Review the listing and copy each line that holds the word "this".
*** Supplied data
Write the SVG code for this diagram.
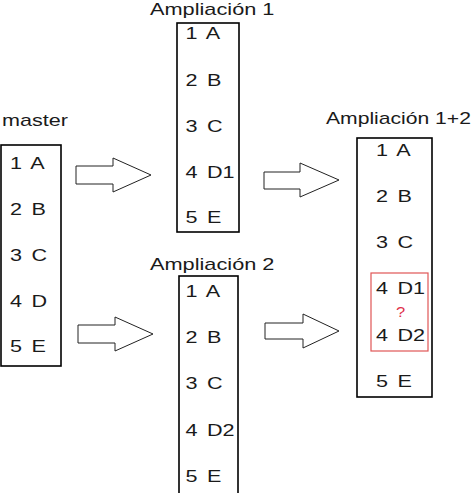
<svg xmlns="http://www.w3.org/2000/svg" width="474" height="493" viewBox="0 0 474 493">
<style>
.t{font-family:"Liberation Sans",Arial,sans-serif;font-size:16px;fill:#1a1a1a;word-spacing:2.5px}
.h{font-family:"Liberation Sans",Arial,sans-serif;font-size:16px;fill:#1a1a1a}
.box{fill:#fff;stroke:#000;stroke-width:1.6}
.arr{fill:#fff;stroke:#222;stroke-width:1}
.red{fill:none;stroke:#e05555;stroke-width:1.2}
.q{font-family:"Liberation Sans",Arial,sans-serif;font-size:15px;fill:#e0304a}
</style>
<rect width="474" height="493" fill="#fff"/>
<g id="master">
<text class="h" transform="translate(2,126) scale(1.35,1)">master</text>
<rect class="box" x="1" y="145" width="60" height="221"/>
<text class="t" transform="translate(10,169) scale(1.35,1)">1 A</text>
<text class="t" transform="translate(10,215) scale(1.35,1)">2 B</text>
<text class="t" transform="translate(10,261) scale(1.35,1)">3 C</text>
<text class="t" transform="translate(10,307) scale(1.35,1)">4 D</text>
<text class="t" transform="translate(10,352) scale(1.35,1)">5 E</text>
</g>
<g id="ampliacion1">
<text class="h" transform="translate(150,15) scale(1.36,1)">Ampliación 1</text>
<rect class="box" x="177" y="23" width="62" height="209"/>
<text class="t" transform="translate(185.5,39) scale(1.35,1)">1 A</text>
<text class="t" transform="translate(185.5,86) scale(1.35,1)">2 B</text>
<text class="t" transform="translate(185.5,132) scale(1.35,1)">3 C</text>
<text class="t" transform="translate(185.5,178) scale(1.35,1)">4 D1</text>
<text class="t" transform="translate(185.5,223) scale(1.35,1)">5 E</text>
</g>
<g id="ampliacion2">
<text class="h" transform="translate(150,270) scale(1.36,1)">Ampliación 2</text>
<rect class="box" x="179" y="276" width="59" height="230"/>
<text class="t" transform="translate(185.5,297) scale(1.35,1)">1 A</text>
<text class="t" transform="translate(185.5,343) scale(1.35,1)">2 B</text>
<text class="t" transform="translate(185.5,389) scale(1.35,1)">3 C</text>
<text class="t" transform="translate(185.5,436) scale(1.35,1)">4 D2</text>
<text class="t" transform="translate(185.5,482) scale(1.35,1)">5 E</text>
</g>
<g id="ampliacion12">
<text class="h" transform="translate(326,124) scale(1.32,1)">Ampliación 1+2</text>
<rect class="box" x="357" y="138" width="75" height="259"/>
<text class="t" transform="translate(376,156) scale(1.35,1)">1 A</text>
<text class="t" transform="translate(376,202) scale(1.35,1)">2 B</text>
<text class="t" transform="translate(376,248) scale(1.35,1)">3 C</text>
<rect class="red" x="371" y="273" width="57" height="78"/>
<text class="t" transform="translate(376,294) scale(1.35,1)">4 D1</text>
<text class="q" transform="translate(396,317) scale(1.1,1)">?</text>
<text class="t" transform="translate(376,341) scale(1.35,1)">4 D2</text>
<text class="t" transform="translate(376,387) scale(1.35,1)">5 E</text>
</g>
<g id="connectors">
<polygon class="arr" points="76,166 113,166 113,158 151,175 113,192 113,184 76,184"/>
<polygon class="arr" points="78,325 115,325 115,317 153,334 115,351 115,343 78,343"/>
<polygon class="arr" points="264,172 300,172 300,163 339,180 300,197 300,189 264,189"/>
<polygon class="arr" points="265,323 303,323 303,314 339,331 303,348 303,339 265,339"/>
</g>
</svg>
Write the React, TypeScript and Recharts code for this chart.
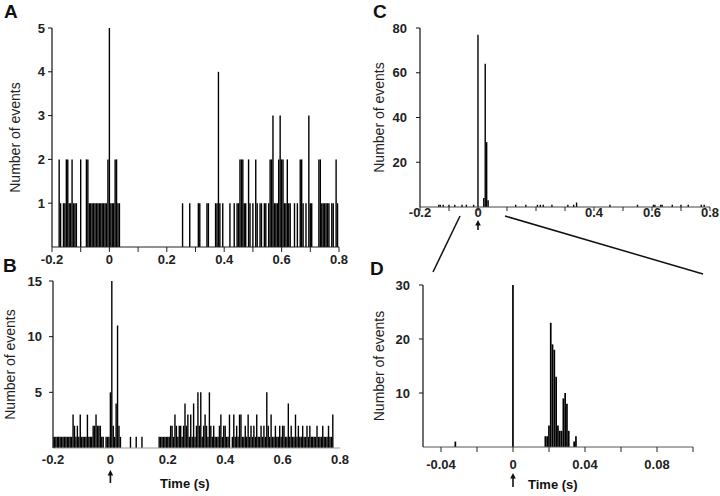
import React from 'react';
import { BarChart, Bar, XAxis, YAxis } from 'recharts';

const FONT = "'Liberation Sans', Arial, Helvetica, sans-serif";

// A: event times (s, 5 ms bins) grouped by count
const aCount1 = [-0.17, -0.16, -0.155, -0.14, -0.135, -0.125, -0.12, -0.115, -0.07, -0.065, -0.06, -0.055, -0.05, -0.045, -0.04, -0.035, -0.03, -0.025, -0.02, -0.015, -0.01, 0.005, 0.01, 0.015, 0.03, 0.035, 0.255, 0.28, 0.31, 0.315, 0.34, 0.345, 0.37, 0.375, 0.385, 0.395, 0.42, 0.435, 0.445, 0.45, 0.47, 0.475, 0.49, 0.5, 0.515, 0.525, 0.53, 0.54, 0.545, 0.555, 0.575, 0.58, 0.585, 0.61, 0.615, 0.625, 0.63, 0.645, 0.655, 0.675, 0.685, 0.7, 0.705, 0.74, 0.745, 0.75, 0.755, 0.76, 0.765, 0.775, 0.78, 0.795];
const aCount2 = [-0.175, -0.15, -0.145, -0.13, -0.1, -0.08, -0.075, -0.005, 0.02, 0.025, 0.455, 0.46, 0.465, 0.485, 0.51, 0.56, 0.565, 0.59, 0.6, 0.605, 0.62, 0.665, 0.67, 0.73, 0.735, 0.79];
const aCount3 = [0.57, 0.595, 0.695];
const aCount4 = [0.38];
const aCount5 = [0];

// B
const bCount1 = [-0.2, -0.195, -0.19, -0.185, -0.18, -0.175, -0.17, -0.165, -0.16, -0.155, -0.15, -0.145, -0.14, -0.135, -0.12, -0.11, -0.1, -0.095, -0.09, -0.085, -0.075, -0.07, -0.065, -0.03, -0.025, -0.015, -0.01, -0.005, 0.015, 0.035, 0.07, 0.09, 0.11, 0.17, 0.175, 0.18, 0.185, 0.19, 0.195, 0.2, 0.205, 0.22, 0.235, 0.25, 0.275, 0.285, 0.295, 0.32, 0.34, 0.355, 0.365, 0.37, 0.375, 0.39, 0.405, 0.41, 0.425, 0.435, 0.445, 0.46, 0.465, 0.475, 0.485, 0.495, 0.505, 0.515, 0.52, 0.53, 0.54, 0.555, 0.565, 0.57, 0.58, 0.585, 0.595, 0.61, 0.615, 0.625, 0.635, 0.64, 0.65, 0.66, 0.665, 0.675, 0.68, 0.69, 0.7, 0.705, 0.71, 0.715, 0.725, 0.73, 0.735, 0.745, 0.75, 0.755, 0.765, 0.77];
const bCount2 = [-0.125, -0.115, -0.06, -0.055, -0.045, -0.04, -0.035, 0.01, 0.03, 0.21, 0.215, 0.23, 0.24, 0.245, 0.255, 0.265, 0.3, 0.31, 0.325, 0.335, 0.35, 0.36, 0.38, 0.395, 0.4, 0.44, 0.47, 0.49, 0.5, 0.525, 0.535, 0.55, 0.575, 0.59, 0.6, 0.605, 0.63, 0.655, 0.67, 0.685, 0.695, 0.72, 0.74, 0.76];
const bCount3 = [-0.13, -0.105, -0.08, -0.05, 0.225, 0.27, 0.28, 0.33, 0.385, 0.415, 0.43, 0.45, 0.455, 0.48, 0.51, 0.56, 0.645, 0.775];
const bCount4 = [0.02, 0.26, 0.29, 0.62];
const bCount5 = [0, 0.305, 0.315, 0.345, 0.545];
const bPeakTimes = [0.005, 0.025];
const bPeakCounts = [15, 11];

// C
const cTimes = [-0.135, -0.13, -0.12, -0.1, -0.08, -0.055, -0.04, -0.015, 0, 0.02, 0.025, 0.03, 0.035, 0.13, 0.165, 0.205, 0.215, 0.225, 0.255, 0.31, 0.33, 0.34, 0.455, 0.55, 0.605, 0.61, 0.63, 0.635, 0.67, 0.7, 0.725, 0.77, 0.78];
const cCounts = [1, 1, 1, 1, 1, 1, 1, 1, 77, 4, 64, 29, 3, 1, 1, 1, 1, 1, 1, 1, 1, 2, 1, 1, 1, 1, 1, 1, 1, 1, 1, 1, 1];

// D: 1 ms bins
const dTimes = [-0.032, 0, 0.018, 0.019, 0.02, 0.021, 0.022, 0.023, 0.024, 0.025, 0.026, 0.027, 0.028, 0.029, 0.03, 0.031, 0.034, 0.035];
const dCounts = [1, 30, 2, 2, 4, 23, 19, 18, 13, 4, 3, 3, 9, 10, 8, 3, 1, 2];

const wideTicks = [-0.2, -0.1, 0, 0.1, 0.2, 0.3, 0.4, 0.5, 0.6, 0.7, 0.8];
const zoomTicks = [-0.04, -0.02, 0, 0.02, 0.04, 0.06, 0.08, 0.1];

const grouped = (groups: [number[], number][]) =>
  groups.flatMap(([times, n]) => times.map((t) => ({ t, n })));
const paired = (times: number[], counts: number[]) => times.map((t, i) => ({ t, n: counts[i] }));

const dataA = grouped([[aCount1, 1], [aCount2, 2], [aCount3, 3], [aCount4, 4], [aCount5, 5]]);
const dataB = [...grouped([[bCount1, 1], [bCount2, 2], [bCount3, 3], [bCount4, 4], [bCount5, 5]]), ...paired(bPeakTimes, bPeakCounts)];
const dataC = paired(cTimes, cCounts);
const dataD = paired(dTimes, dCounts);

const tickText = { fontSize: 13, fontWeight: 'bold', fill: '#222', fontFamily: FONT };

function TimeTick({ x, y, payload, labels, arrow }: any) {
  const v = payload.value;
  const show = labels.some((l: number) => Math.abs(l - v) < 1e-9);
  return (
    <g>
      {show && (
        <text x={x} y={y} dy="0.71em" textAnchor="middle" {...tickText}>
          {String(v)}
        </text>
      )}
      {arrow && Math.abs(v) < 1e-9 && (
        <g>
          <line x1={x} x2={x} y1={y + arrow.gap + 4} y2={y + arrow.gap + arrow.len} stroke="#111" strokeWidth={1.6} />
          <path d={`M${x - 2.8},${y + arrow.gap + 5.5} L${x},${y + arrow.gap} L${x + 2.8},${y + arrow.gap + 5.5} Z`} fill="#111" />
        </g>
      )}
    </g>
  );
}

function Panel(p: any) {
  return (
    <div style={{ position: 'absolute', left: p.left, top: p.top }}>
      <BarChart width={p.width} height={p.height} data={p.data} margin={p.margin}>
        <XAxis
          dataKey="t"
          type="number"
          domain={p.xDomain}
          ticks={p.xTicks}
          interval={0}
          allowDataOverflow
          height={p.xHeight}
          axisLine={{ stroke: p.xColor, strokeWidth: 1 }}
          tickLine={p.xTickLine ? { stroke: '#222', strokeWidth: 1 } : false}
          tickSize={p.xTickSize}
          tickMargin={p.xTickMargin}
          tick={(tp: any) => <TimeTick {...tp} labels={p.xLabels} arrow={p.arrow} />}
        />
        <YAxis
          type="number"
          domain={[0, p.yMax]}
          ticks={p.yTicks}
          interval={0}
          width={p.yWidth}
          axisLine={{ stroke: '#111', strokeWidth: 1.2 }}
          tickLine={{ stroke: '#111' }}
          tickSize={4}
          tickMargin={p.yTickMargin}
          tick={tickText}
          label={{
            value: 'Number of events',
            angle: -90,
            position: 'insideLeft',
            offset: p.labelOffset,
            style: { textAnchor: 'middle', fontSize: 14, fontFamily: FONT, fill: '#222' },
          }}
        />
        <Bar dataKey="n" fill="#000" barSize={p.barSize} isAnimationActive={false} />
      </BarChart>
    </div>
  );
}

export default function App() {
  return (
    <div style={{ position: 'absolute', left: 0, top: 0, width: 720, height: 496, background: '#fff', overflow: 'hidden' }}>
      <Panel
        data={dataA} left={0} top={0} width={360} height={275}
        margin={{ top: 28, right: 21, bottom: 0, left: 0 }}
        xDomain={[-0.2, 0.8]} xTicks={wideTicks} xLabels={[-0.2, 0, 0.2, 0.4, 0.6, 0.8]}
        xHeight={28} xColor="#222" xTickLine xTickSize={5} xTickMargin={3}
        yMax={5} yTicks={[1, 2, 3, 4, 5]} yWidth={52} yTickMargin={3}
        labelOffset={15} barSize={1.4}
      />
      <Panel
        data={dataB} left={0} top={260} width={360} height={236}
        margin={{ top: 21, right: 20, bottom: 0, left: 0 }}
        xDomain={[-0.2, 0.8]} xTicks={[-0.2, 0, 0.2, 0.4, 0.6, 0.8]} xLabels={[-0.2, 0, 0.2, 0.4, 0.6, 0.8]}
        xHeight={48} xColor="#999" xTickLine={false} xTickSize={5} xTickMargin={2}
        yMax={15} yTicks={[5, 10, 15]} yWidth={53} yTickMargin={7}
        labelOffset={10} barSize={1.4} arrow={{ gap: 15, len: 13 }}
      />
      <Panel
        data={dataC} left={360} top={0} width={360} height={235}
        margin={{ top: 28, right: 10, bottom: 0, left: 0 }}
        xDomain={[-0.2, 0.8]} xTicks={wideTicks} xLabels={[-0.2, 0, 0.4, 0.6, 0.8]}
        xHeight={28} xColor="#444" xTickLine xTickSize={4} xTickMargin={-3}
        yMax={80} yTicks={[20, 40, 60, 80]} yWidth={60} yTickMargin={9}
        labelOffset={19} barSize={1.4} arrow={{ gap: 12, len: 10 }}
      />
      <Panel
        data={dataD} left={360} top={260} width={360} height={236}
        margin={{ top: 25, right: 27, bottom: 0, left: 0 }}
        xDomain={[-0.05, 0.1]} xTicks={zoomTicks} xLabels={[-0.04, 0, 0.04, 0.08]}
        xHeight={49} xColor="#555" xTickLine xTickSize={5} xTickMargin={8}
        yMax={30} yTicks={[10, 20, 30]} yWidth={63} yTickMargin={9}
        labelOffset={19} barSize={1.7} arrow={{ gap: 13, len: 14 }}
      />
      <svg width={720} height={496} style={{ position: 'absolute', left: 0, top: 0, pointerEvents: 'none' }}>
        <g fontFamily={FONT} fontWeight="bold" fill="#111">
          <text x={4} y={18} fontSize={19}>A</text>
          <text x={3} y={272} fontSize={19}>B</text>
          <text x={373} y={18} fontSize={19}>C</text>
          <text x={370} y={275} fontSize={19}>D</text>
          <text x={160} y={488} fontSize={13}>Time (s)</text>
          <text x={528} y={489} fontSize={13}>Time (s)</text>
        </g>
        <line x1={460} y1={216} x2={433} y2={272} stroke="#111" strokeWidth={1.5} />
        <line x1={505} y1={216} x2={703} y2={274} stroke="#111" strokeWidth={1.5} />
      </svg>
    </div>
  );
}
******
→ **Right answer**
Write the SVG code for this diagram.
Write the React, TypeScript and Recharts code for this chart.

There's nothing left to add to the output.